Pro tip: Combine measures for synergistic effects. For example, LED retrofits + controls typically achieve 60-70% energy savings, while either alone might only achieve 30-40%.

Always verify potential rebates through programs like:

• VEEC (Victoria)
• ESS (NSW)
• QLD Energy Savings Scheme

How does BCA Section J lighting compliance relate to NABERS and Green Star ratings?

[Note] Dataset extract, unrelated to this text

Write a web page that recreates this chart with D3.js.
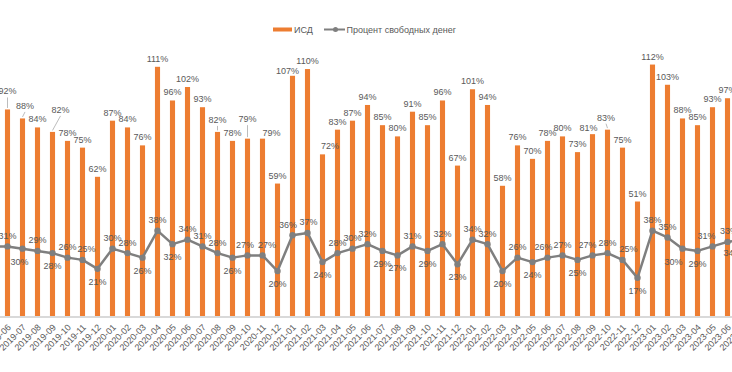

BCA Section J compliance is a baseline requirement, while NABERS and Green Star represent higher performance standards. Here’s how they interact:

NABERS Energy Relationship

BCA Section J Status	Typical NABERS Impact	Likely Rating Range
Barely compliant (at allowance limit)	Lighting energy ~15-20% of total	3.0 – 3.5 stars
20% under allowance	Lighting energy ~10-15% of total	3.5 – 4.5 stars
40%+ under allowance	Lighting energy <10% of total	4.5 – 5.5 stars

Green Star Considerations

• Minimum Expectations: Green Star requires exceeding BCA Section J by at least 10-20% for basic credits.
• Innovation Points: Achieving 50%+ below allowance can earn innovation points.
• Life Cycle Impact: Green Star evaluates embodied energy of lighting systems, not just operational energy.
• Circadian Lighting: Advanced Green Star ratings reward circadian-optimized lighting designs.

Key Differences

Aspect	BCA Section J	NABERS	Green Star
Focus	Minimum compliance	Operational performance	Sustainability leadership
Lighting Metric	LPD (W/m²)	kWh/m²/year	LPD + embodied energy + user satisfaction
Assessment Time	Design/construction	Post-occupancy (12+ months)	Design + construction + operation
Flexibility	Prescriptive requirements	Performance-based	Holistic approach

Strategic approach: Design to Green Star standards (which inherently exceed BCA Section J), then use the superior performance to achieve higher NABERS ratings during operation.